Growing up, I always had my mom constantly influencing my writing and literature style and preference due to the fact that she was previously an English teacher herself. She would pass her methods onto me and through tutoring of peers and younger students as a side job, I taught people how to teach in one way or another. Although this may be true, my experience of teaching writing was very limited. There was no real “teaching”, there were more corrections and there was usually a goal of following a very specific rubric. This class has truly shown me how much more there is to teaching writing than what I thought teaching writing consisted of.
One idea that struck me in class was the discussion on the “correct” way to go about writing an essay. I was always taught that writing an outline was the best way to create and start an effective, well written essay. I have written an outline for just about all, if not all, of the papers I have written in my academic career. I get a pen and paper and start scribbling down ideas, quotes, transitions and so much more. Then once all of my thoughts are organized, I would start typing the paper. This is also how I taught my students to go about writing papers. The students I tutored struggled a lot with writing and how to start writing in addition to expanding upon their writing to reach some kind of word count or page limit. In order to organize their thoughts and have some sort of “game plan” so to speak, I had them write an outline. And for the most part, it worked and positively impacted their writing. Coming to this class has shown me that that is not the only way to create an effective piece of writing, which was a bit of a shock to me and at first I did not really agree with that idea.

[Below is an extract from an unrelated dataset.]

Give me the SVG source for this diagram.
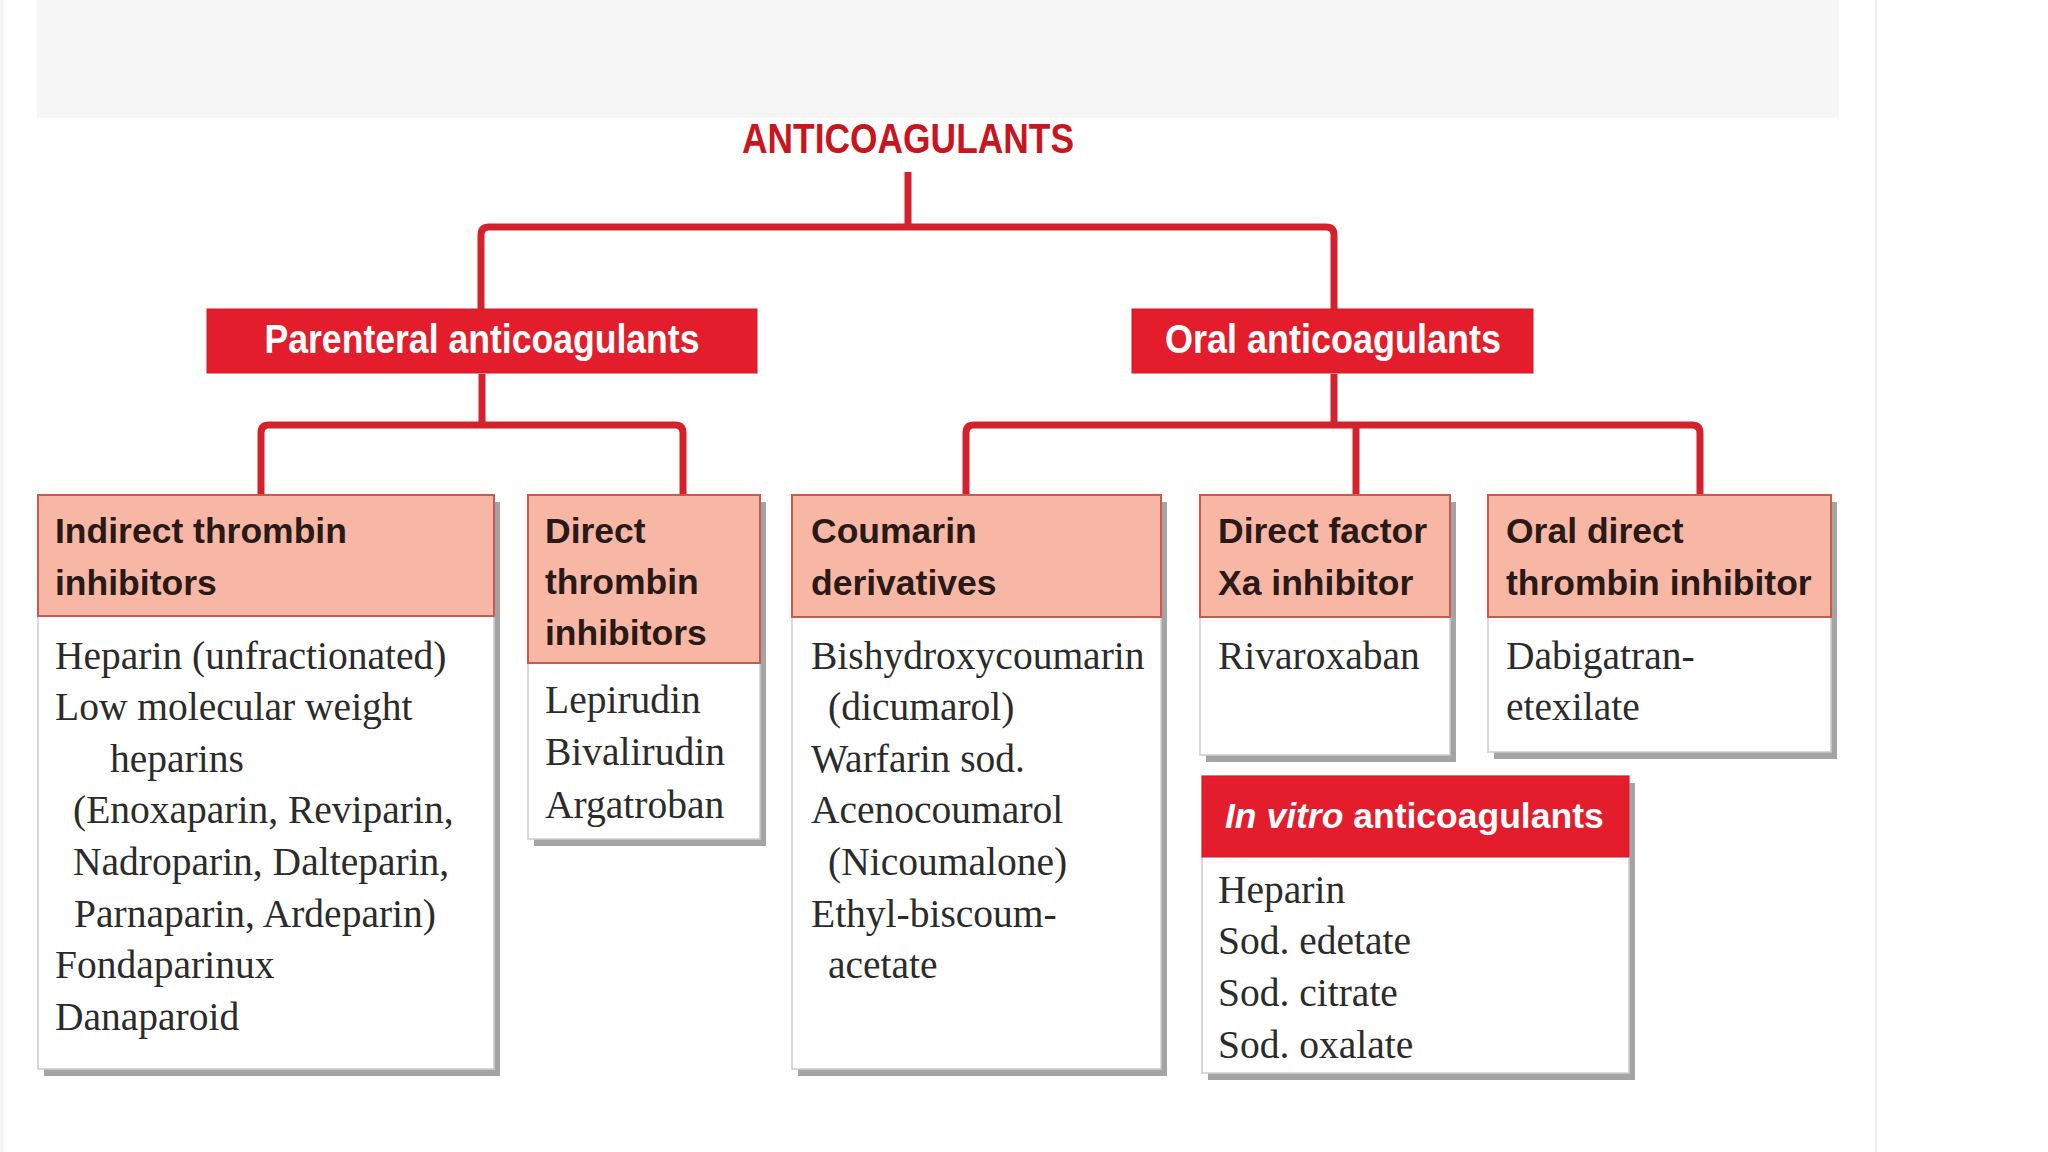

But I soon realized that in college, there are so many different people with so many different minds and ways of thinking, that no one way is “correct”. It truly depends on what works for that particular student.
The other point I would like to discuss that impacted my thinking was the part of the text in Chapter 2 where a school board member overheard two students speaking to one another, casually, and he found it atrocious. He then complained to the English teachers about it, questioning what the students were being taught if this was the way they were speaking. I found this part to be absurd. English teachers then agreed that “considering context, audience, and message, the blissfully unaware athletes were doing exactly what their English teachers would have understood: communicating clearly with each other in context, aware of audience and accomplishing a defined purpose.” (19)
I think your post is very interesting because I too always thought there was a “correct” and “incorrect way to not only write but also teach writing. Lost of people who are good at writing (people who become English Teachers) don’t take the time to understand or reflect on what their actual writing process entails.
It seems like you are have a head start because your mother is an English Teacher, and you learned how to understand how you write. The fact that you have a writing process that works well for you. The capacity to reflect on your process and how it might not work for anyone means you already have a very deep understanding of the pedological processes that need to take place in order to learn how to write.